* [Request]:
Count how many lines hold the string "this". Give that number alone.

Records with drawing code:
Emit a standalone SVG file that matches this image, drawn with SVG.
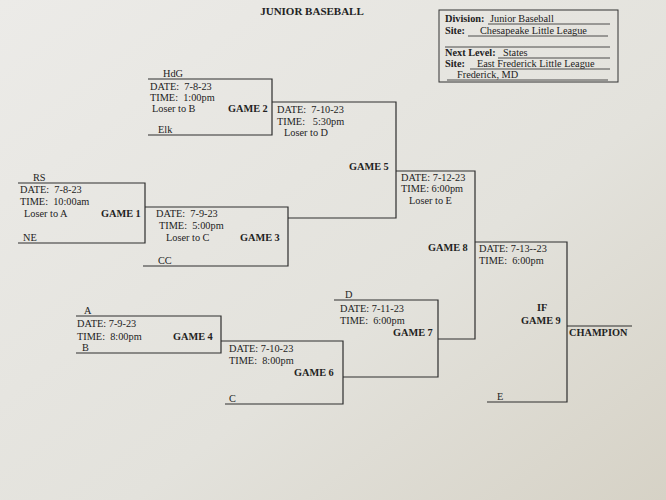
<svg xmlns="http://www.w3.org/2000/svg" width="666" height="500" viewBox="0 0 666 500" xml:space="preserve">
<defs>
<linearGradient id="paper" x1="0" y1="0" x2="1" y2="1">
<stop offset="0" stop-color="#ecebe8"/>
<stop offset="0.6" stop-color="#e3e2dc"/>
<stop offset="1" stop-color="#d6d2c6"/>
</linearGradient>
<style>
text{font-family:"Liberation Serif","Times New Roman",serif;font-size:10.3px;fill:#222;white-space:pre}
.b{font-weight:bold}
.t{font-size:11px;font-weight:bold}
.ln{fill:none;stroke:#2e2e2e;stroke-width:1.2}
.ul{stroke:#3a3a3a;stroke-width:0.9}
</style>
</defs>
<rect width="666" height="500" fill="url(#paper)"/>
<text class="t" x="312" y="15" text-anchor="middle">JUNIOR BASEBALL</text>
<g id="info">
<rect x="439" y="10" width="179" height="72" fill="none" stroke="#333" stroke-width="1"/>
<text class="b" x="445" y="22">Division:</text><text x="490" y="22">Junior Baseball</text>
<line class="ul" x1="488" y1="24" x2="610" y2="24"/>
<text class="b" x="445" y="34">Site:</text><text x="480" y="34">Chesapeake Little League</text>
<line class="ul" x1="468" y1="36" x2="608" y2="36"/>
<line class="ul" x1="445" y1="47" x2="610" y2="47"/>
<text class="b" x="445" y="56">Next Level:</text><text x="503" y="56">States</text>
<line class="ul" x1="498" y1="58" x2="610" y2="58"/>
<text class="b" x="445" y="67">Site:</text><text x="477" y="67">East Frederick Little League</text>
<line class="ul" x1="470" y1="69" x2="610" y2="69"/>
<text x="457" y="78">Frederick, MD</text>
<line class="ul" x1="447" y1="80" x2="608" y2="80"/>
</g>
<g id="connectors">
<path class="ln" d="M18,183 H145 V243 H18"/>
<path class="ln" d="M148,79 H272 V135 H148"/>
<path class="ln" d="M145,207 H288 V266 H143"/>
<path class="ln" d="M272,102 H396 V218 H288"/>
<path class="ln" d="M396,171 H475 V339 H438"/>
<path class="ln" d="M334,300 H438 V377 H343"/>
<path class="ln" d="M221,341 H343 V404 H225"/>
<path class="ln" d="M76,316 H221 V353 H76"/>
<path class="ln" d="M475,242 H567 V402 H487"/>
<path class="ln" d="M567,326 H632"/>
</g>
<g id="game1">
<text x="33" y="181">RS</text>
<text x="20" y="193">DATE:  7-8-23</text>
<text x="20" y="205">TIME:  10:00am</text>
<text x="24" y="217">Loser to A</text>
<text class="b" x="101" y="217">GAME 1</text>
<text x="23" y="241">NE</text>
</g>
<g id="game2">
<text x="163" y="77">HdG</text>
<text x="150" y="90">DATE:  7-8-23</text>
<text x="150" y="101">TIME:  1:00pm</text>
<text x="152" y="112">Loser to B</text>
<text class="b" x="228" y="112">GAME 2</text>
<text x="158" y="133">Elk</text>
</g>
<g id="game3">
<text x="156" y="217">DATE:  7-9-23</text>
<text x="159" y="229">TIME:  5:00pm</text>
<text x="166" y="241">Loser to C</text>
<text class="b" x="240" y="241">GAME 3</text>
<text x="158" y="264">CC</text>
</g>
<g id="game5">
<text x="277" y="113">DATE:  7-10-23</text>
<text x="277" y="125">TIME:   5:30pm</text>
<text x="284" y="136">Loser to D</text>
<text class="b" x="349" y="170">GAME 5</text>
</g>
<g id="game8">
<text x="401" y="181">DATE: 7-12-23</text>
<text x="401" y="192">TIME: 6:00pm</text>
<text x="409" y="204">Loser to E</text>
<text class="b" x="428" y="251">GAME 8</text>
</g>
<g id="game4">
<text x="84" y="314">A</text>
<text x="77" y="327">DATE: 7-9-23</text>
<text x="77" y="340">TIME:  8:00pm</text>
<text class="b" x="173" y="340">GAME 4</text>
<text x="82" y="351">B</text>
</g>
<g id="game6">
<text x="229" y="352">DATE: 7-10-23</text>
<text x="229" y="364">TIME:  8:00pm</text>
<text class="b" x="294" y="376">GAME 6</text>
<text x="229" y="402">C</text>
</g>
<g id="game7">
<text x="345" y="298">D</text>
<text x="340" y="312">DATE: 7-11-23</text>
<text x="340" y="324">TIME:  6:00pm</text>
<text class="b" x="393" y="336">GAME 7</text>
</g>
<g id="game9">
<text x="479" y="252">DATE: 7-13--23</text>
<text x="479" y="264">TIME:  6:00pm</text>
<text class="b" x="537" y="311">IF</text>
<text class="b" x="521" y="324">GAME 9</text>
<text x="497" y="400">E</text>
</g>
<g id="champion">
<text class="b" x="569" y="336">CHAMPION</text>
</g>
</svg>
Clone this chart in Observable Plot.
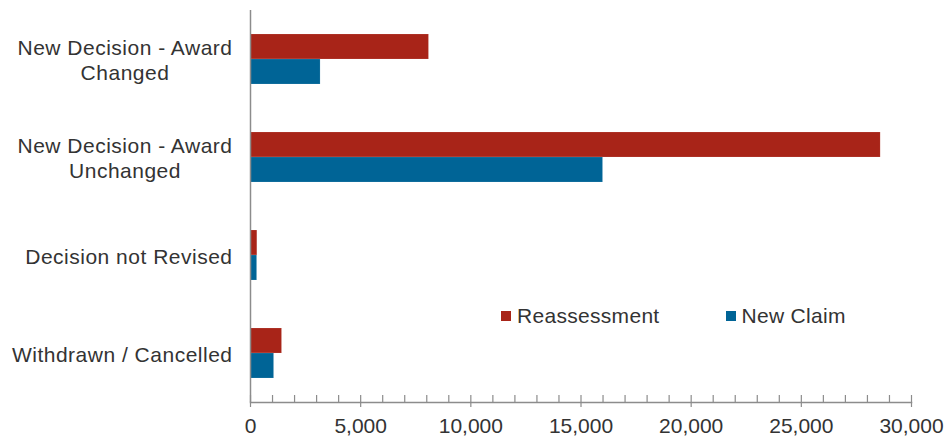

* [Response to the task]:
2